China Passes New Law To Tighten Cyber Security

China, on Monday, passed a law to further tighten cyber security, a decision which has raised concerns that it could intensify already wide-ranging Internet censorship.
China, cyber security

The new rules, which were approved by the country’s rubber-stamp parliament and will go into effect next summer, are part of a broader effort to better define how the internet is managed inside China’s borders.
Business groups, in August, had petitioned the Government to have a rethink on the proposed cyber security law, saying that it would hurt foreign companies and further separate the country from the internet.
Officials on the other hand, say the rules would help stop cyber attacks and help prevent acts of terrorism, while critics have argued that it would only further erode internet freedom.
Restrictions on the flow of data across borders “provide no security benefits but will create barriers to Chinese as well as foreign companies operating in industries where data needs to be shared internationally,” James Zimmerman, Chairman of the American Chamber of Commerce in China, wrote in an emailed statement.
He added that by creating such restrictions, China risked isolating itself technologically from the rest of the world.
Also contained in the law, individual users are expected to register their real names to use messaging services in China.
Human Rights Watch said on Monday, that it was concerned about several aspects of the law, including that it calls for real-name registration for users of Chinese instant messaging services.

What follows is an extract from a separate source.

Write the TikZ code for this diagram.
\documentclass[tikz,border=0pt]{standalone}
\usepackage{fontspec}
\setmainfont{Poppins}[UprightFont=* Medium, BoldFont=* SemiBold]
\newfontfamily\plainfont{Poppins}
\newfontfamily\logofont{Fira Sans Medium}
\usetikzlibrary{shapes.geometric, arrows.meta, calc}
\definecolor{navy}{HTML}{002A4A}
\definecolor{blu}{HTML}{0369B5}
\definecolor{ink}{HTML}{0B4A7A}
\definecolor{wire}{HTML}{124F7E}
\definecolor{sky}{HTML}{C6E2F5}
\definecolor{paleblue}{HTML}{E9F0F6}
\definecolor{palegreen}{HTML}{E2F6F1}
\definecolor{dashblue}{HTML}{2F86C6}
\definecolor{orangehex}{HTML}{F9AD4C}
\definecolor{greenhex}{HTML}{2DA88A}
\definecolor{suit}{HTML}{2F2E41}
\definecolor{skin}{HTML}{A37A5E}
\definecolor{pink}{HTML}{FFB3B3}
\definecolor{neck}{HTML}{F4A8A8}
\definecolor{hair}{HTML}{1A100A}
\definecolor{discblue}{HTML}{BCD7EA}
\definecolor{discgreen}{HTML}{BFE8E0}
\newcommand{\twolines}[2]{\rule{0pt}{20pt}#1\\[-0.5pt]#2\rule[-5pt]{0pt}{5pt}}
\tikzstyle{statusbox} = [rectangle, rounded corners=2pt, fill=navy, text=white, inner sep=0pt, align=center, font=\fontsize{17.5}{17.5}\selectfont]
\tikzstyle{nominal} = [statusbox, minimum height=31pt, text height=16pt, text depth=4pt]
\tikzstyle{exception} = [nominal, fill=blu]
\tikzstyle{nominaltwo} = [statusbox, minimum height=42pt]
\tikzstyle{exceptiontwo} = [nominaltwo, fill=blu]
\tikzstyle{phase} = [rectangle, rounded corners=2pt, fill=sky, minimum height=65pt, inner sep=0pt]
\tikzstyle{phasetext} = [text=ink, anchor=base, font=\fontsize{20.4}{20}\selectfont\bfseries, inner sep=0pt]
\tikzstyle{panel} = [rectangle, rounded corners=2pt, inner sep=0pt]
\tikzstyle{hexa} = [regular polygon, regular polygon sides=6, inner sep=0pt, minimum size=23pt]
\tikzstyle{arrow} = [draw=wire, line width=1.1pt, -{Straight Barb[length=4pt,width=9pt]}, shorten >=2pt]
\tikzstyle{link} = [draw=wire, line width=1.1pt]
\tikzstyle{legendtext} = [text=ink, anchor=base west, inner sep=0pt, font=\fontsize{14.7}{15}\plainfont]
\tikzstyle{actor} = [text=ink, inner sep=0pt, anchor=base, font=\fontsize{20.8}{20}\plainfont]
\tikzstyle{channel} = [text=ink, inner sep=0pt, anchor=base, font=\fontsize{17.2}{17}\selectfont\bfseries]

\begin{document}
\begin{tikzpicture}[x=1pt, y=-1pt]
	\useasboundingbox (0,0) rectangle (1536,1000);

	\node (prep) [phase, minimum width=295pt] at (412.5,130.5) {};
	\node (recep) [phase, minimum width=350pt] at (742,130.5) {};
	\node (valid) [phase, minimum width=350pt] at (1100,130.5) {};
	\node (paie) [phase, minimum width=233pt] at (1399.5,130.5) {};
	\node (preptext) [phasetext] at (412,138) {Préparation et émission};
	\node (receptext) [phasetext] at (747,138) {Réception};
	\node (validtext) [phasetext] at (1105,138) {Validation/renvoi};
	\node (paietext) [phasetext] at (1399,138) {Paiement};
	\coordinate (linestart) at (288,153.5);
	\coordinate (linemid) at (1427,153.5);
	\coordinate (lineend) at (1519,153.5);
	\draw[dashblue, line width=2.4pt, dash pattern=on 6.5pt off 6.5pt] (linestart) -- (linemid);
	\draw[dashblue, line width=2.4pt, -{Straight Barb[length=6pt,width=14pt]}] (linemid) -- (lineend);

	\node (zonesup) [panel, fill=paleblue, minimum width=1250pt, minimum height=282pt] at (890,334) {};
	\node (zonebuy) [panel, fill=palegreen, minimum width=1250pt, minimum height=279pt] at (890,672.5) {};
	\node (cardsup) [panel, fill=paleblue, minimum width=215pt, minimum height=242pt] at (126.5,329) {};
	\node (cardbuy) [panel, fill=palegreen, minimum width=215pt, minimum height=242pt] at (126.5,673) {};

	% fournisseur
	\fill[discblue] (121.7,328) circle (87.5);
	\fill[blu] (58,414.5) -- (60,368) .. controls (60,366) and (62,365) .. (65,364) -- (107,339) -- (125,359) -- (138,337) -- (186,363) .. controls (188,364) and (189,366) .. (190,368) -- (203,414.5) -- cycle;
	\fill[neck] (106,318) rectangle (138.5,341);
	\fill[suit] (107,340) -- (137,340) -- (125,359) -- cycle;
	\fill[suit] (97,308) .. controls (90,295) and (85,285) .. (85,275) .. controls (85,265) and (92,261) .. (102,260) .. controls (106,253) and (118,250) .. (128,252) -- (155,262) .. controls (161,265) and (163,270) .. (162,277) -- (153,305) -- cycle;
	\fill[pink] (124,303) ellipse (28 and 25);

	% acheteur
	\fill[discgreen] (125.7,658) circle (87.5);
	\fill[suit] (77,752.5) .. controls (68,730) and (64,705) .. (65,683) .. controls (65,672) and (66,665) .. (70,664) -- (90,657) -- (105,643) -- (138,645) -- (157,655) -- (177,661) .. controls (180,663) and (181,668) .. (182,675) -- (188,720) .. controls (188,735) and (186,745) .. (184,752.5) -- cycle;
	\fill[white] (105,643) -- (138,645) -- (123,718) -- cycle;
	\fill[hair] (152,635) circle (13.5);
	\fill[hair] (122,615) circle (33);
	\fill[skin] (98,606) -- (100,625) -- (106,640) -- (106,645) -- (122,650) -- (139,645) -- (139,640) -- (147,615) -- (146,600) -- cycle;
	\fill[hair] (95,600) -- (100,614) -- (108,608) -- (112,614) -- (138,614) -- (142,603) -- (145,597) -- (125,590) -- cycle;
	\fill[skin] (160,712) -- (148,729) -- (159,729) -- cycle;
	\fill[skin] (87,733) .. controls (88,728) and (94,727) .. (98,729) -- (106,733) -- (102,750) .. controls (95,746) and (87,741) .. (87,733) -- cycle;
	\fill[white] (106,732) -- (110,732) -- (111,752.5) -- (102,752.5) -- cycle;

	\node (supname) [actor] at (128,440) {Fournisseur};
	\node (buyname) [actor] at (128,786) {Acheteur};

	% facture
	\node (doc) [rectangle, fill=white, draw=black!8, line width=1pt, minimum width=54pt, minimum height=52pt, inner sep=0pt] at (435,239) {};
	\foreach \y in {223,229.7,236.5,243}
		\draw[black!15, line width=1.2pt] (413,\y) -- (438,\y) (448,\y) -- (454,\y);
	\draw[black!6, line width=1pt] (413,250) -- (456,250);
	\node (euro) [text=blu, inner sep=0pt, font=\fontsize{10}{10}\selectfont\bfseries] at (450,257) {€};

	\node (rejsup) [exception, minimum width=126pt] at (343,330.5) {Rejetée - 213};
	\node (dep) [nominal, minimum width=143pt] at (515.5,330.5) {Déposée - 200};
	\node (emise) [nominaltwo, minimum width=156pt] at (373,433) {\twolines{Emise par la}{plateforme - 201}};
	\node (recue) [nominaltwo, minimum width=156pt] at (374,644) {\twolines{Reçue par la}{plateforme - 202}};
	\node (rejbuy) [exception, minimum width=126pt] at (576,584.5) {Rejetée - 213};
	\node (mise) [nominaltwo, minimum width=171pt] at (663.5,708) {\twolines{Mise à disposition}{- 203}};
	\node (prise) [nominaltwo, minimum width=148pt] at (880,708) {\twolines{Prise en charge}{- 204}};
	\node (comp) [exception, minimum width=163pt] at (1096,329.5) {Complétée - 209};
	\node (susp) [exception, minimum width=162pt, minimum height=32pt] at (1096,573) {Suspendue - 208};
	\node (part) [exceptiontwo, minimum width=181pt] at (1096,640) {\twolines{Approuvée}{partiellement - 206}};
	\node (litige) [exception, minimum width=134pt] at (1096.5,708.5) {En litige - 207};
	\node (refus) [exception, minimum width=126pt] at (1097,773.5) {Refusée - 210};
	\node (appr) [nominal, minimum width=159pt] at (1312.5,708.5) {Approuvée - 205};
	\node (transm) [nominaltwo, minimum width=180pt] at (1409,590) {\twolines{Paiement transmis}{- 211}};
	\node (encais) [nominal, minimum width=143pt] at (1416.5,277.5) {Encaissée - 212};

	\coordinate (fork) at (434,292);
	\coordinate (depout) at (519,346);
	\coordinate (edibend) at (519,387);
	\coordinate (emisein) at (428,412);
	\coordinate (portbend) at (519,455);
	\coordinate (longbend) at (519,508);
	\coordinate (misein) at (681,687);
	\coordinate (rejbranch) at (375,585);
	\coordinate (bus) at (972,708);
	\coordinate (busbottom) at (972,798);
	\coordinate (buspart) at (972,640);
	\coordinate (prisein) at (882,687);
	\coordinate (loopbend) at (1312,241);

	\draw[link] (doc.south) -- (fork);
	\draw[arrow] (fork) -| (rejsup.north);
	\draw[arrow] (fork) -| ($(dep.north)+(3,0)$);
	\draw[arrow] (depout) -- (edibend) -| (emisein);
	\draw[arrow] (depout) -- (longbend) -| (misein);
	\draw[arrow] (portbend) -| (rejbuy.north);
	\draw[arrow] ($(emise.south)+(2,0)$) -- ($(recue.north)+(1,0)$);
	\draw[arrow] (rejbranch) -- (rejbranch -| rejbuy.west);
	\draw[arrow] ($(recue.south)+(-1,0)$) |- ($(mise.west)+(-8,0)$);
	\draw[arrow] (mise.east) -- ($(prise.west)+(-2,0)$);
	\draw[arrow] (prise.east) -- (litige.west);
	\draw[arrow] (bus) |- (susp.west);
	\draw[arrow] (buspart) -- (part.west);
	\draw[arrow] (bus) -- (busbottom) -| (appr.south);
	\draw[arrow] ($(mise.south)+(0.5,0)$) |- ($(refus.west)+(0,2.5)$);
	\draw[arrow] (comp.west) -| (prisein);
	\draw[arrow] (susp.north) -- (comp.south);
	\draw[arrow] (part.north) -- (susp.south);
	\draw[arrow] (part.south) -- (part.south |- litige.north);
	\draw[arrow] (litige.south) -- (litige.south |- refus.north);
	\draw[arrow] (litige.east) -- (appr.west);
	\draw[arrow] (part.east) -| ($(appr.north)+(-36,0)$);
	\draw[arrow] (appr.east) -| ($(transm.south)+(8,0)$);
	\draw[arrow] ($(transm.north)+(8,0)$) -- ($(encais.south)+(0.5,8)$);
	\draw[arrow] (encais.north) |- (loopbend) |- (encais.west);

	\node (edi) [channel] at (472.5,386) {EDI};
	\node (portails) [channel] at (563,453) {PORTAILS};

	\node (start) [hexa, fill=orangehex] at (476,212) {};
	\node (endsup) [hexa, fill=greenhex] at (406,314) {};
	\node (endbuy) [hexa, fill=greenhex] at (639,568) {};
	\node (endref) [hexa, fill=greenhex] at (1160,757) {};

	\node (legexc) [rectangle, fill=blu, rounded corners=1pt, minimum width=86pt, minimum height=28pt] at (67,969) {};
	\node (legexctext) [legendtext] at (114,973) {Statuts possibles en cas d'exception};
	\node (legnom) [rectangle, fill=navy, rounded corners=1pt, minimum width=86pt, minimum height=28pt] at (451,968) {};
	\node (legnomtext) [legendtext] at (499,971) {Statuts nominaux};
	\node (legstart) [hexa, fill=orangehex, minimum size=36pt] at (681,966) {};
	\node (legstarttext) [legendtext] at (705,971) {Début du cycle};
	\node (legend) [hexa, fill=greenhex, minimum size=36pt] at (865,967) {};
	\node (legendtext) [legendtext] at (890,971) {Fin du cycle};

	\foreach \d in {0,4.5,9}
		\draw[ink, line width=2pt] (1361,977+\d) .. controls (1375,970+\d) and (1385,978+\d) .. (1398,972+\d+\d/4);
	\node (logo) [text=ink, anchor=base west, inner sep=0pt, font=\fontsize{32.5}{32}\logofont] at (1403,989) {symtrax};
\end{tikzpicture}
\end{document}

“The already heavily censored internet in China needs more freedom, not less,” the group’s China Director, Sophie Richardson, wrote in a statement.
“Despite widespread international concern from corporations and rights advocates for more than a year, Chinese authorities pressed ahead with this restrictive law without making meaningful changes.”
The law, however, is an important statement from Beijing on how the internet should be run: with tighter controls over companies and better tracking of individual citizens.
Referring to it as a “basic law,” Chen Jihong, a partner at the Zhong Lun law firm in Beijing, stated that the rules were set up to deal with the growing number of legal issues regarding the Chinese internet and to seek to strike a balance between privacy and security.